When a StreamingDataFrame (SDF) diverges from a single point into two or more independent processing points, we call this branching.

Simple Graph Representation

Assume we have a StreamingDataFrame, sdf where each letter X is some operation added to it like sdf = sdf.apply().

Before branching, only this was possible:

sdf
└── apply()
    └── apply()
        └── apply()
            └── apply()

But with branching, you could do something like:

sdf
└── apply()
    └── apply()
        ├── apply()
        │   └── apply()
        └── filter() - (does following operations only to this filtered subset)
            ├── apply()
            ├── apply()
            └── apply()

Branching Use Cases

The benefits of branching are fairly apparent, but these are perhaps the most important aspects:

Multiple Topic Output

Often, different topics will have different data structures or schemas, which necessitates transforming your data before producing to it.

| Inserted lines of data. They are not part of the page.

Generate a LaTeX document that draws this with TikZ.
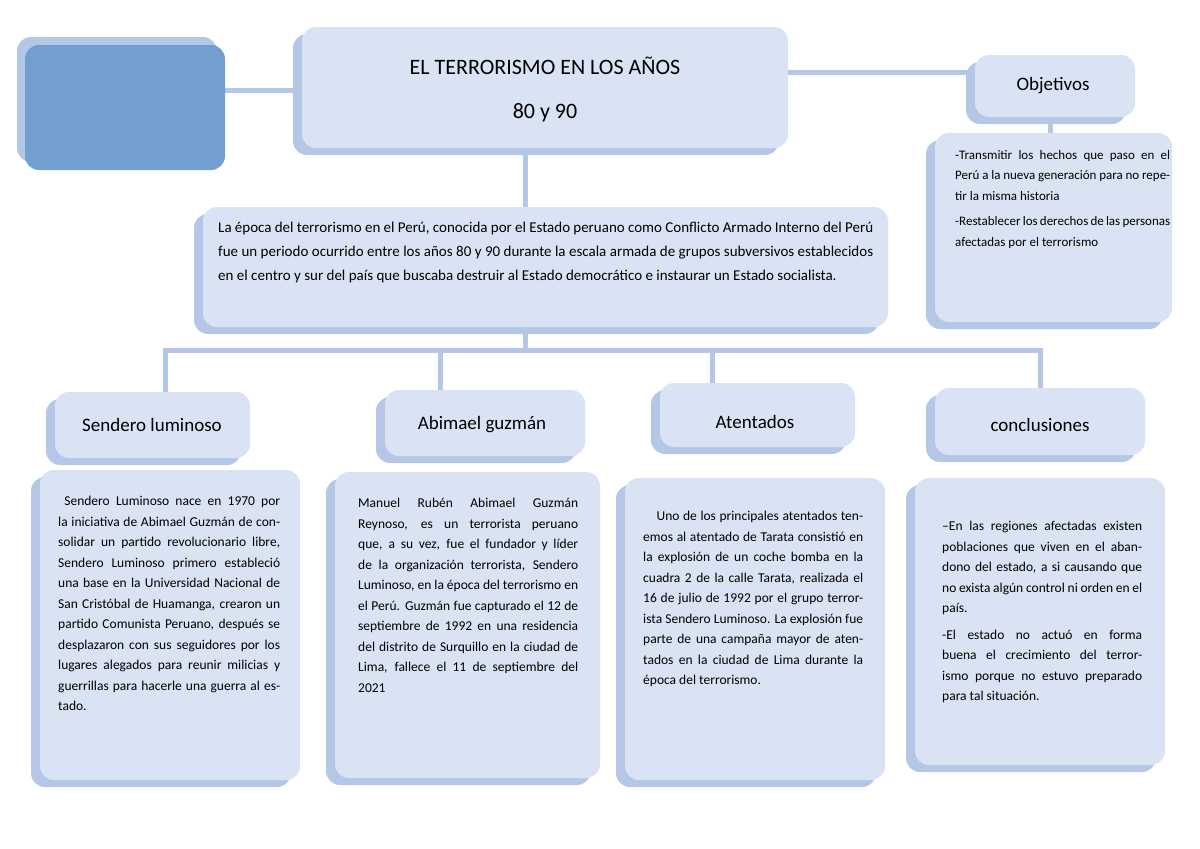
\documentclass[tikz,border=0pt]{standalone}
\usepackage{fontspec}
\setmainfont{Carlito}
\usetikzlibrary{calc}
\begin{document}
\begin{tikzpicture}[x=1pt,y=-1pt,
  conn/.style={draw=lnk,line width=5pt},
  txt/.style={font=\fontsize{13.5}{20.5}\selectfont,align=justify,anchor=north west,inner sep=0pt},
  head/.style={font=\fontsize{19}{22}\selectfont}]
\definecolor{lnk}{HTML}{B4C7E7}
\definecolor{frontc}{HTML}{DAE3F3}
\definecolor{darkc}{HTML}{729FCF}
\newcommand{\mybox}[5][frontc]{%
  \fill[lnk,rounded corners=14pt] ($(#2)+(-9,7)$) rectangle ($(#3)+(-9,7)$);
  \fill[#1,rounded corners=14pt] (#2) rectangle (#3);
  \coordinate (#4) at ($(#2)!0.5!(#3)$);}
\useasboundingbox (0,0) rectangle (1200,849);
\fill[white] (0,0) rectangle (1200,849);
% connectors
\coordinate (c1) at (225,90); \coordinate (c2) at (300,90);
\draw[conn] (c1) -- (c2);
\coordinate (t1) at (788,72); \coordinate (t2) at (970,72);
\draw[conn] (t1) -- (t2);
\coordinate (v1) at (525,148); \coordinate (v2) at (525,210);
\draw[conn] (v1) -- (v2);
\coordinate (h0) at (525,330); \coordinate (hm) at (525,350);
\coordinate (hl) at (165,350); \coordinate (hr) at (1040,350);
\draw[conn] (h0) -- (hm); \draw[conn] (hl) -- (hr);
\foreach \x/\y in {165/395,440/393,712/386,1040/392}{
  \draw[conn] (\x,348) -- (\x,\y);}
\coordinate (ob1) at (1050,117); \coordinate (ob2) at (1050,135);
\draw[conn] (ob1) -- (ob2);
% boxes
\fill[lnk,rounded corners=14pt] (17,37) rectangle (217,162);
\fill[darkc,rounded corners=14pt] (25,45) rectangle (225,170);
\mybox{302,27}{788,148}{tb}{}
\node[head,font=\fontsize{22}{24}\selectfont] (title1) at (545,66) {EL TERRORISMO EN LOS AÑOS};
\node[head,font=\fontsize{22}{24}\selectfont] (title2) at (545,113) {80 y 90};
\mybox{975,55}{1135,117}{ob}{}
\node[head] (objt) at (1053,86) {Objetivos};
\mybox{935,133}{1172,322}{obt}{}
\node[txt,text width=215pt,font=\fontsize{13}{20.5}\selectfont] (objtext) at (955,150) {-Transmitir los hechos que paso en el Perú a la nueva generación para no repetir la misma historia\par\vspace{5pt}-Restablecer los derechos de las personas afectadas por el terrorismo\par};
\mybox{203,207}{888,327}{mb}{}
\node[txt,text width=655pt,font=\fontsize{15}{24}\selectfont] (maintext) at (218,222) {La época del terrorismo en el Perú, conocida por el Estado peruano como Conflicto Armado Interno del Perú fue un periodo ocurrido entre los años 80 y 90 durante la escala armada de grupos subversivos establecidos en el centro y sur del país que buscaba destruir al Estado democrático e instaurar un Estado socialista.};
\mybox{55,392}{250,458}{s1}{}
\node[head] (s1t) at (152,425) {Sendero luminoso};
\mybox{385,390}{585,456}{s2}{}
\node[head] (s2t) at (482,425) {Abimael guzmán};
\mybox{660,383}{855,447}{s3}{}
\node[head] (s3t) at (755,422) {Atentados};
\mybox{935,388}{1145,455}{s4}{}
\node[head] (s4t) at (1040,425) {conclusiones};
\mybox{40,470}{300,780}{b1}{}
\node[txt,text width=222pt] (b1t) at (58,496) {\ Sendero Luminoso nace en 1970 por la iniciativa de Abimael Guzmán de consolidar un partido revolucionario libre, Sendero Luminoso primero estableció una base en la Universidad Nacional de San Cristóbal de Huamanga, crearon un partido Comunista Peruano, después se desplazaron con sus seguidores por los lugares alegados para reunir milicias y guerrillas para hacerle una guerra al estado.\par};
\mybox{335,472}{600,778}{b2}{}
\node[txt,text width=220pt] (b2t) at (358,498) {Manuel Rubén Abimael Guzmán Reynoso, es un terrorista peruano que, a su vez, fue el fundador y líder de la organización terrorista, Sendero Luminoso, en la época del terrorismo en el Perú. Guzmán fue capturado el 12 de septiembre de 1992 en una residencia del distrito de Surquillo en la ciudad de Lima, fallece el 11 de septiembre del 2021\par};
\mybox{625,478}{885,780}{b3}{}
\node[txt,text width=220pt] (b3t) at (643,511) {\quad Uno de los principales atentados tenemos al atentado de Tarata consistió en la explosión de un coche bomba en la cuadra 2 de la calle Tarata, realizada el 16 de julio de 1992 por el grupo terrorista Sendero Luminoso. La explosión fue parte de una campaña mayor de atentados en la ciudad de Lima durante la época del terrorismo.\par};
\mybox{915,478}{1165,765}{b4}{}
\node[txt,text width=200pt] (b4t) at (942,521) {–En las regiones afectadas existen poblaciones que viven en el abandono del estado, a si causando que no exista algún control ni orden en el país.\par\vspace{6pt}-El estado no actuó en forma buena el crecimiento del terrorismo porque no estuvo preparado para tal situación.\par};
\end{tikzpicture}
\end{document}
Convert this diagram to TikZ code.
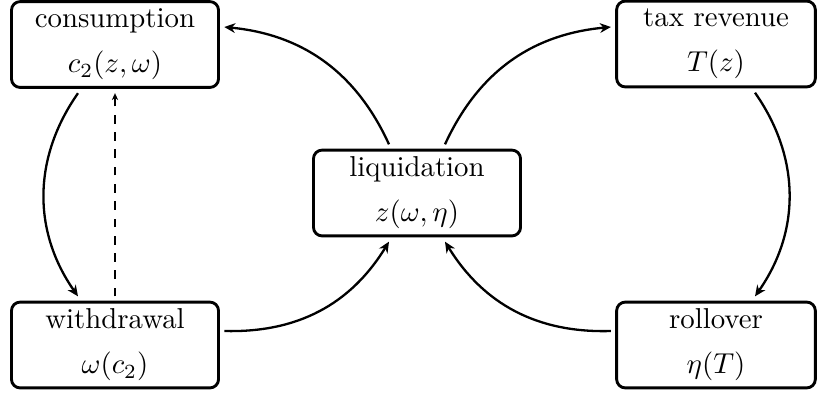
\documentclass[tikz,border=0pt]{standalone}
\usetikzlibrary{arrows.meta,calc}
\begin{document}
\begin{tikzpicture}[x=0.34724pt,y=0.34724pt,
  box/.style={draw, line width=1pt, rounded corners=3pt, align=center,
    minimum width=71.9pt, minimum height=29.8pt, outer sep=2pt, inner sep=2pt},
  arr/.style={-{Stealth[length=3.8pt,width=3.4pt]}, line width=0.8pt},
  darr/.style={-{Stealth[length=2.4pt,width=2.2pt]}, line width=0.4pt, dashed}]
\useasboundingbox (0,-398) rectangle (817,0);
\node[box] (cons) at (115,-44.5) {consumption\\[3.6pt]$c_2(z,\omega)$};
\node[box] (wd) at (115,-345) {withdrawal\\[3.6pt]$\omega(c_2)$};
\node[box] (liq) at (417,-193) {liquidation\\[3.6pt]$z(\omega,\eta)$};
\node[box, minimum width=69pt] (tax) at (716,-44) {tax revenue\\[3.6pt]$T(z)$};
\node[box, minimum width=69pt] (roll) at (716,-345) {rollover\\[3.6pt]$\eta(T)$};
\draw[arr] ($(liq.north)+(-28,0)$) to[bend right=30] ($(cons.east)+(0,17.5)$);
\draw[arr] ($(liq.north)+(28,0)$) to[bend left=30] ($(tax.west)+(0,17)$);
\draw[arr] ($(cons.south)+(-37,0)$) to[bend right=35] ($(wd.north)+(-37,0)$);
\draw[arr] ($(wd.east)+(0,14)$) to[bend right=30] ($(liq.south)+(-28,0)$);
\draw[arr] ($(roll.west)+(0,14)$) to[bend left=30] ($(liq.south)+(28,0)$);
\draw[arr] ($(tax.south)+(39,0)$) to[bend left=35] ($(roll.north)+(39,0)$);
\draw[darr] (wd.north) -- (cons.south);
\end{tikzpicture}
\end{document}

Without branching, it's impossible to handle two or more schemas at once.

Conditional Operations

While some conditional operations are still achievable within an .apply() function, now SDF's more natively support it, enabling other SDF operations to be more readily used.

This is especially true for producing to different topics based on different conditions.

Consolidating Applications

While branching does have some overhead (see data cloning), it may enable what once required multiple applications to be consolidated into one, which is likely to outweigh the cost in many situations.

Consolidating may be useful where many similar transformations are repeated in various Applications, or the context of them overlaps significantly.

Branching Fundamentals

Generating Branches

Branches are added almost almost exactly like their linear counterparts (which is basically like a branch count of 1).

The main difference is how variable assignments are managed.

In short, branches are generated by:

  1. adding a new set of operation(s) to an SDF instance that you wish to branch from.

  2. the addition should be stored as a new variable, using a single, independent assignment step.

    • Each occurrence of this generates a new branch off the SDF instance referenced.

For example (below), sdf_0 ends up with two branches by adding new operations to it in two independent steps, stored separately as sdf_1 and sdf_2 (which themselves could then be added to or branched).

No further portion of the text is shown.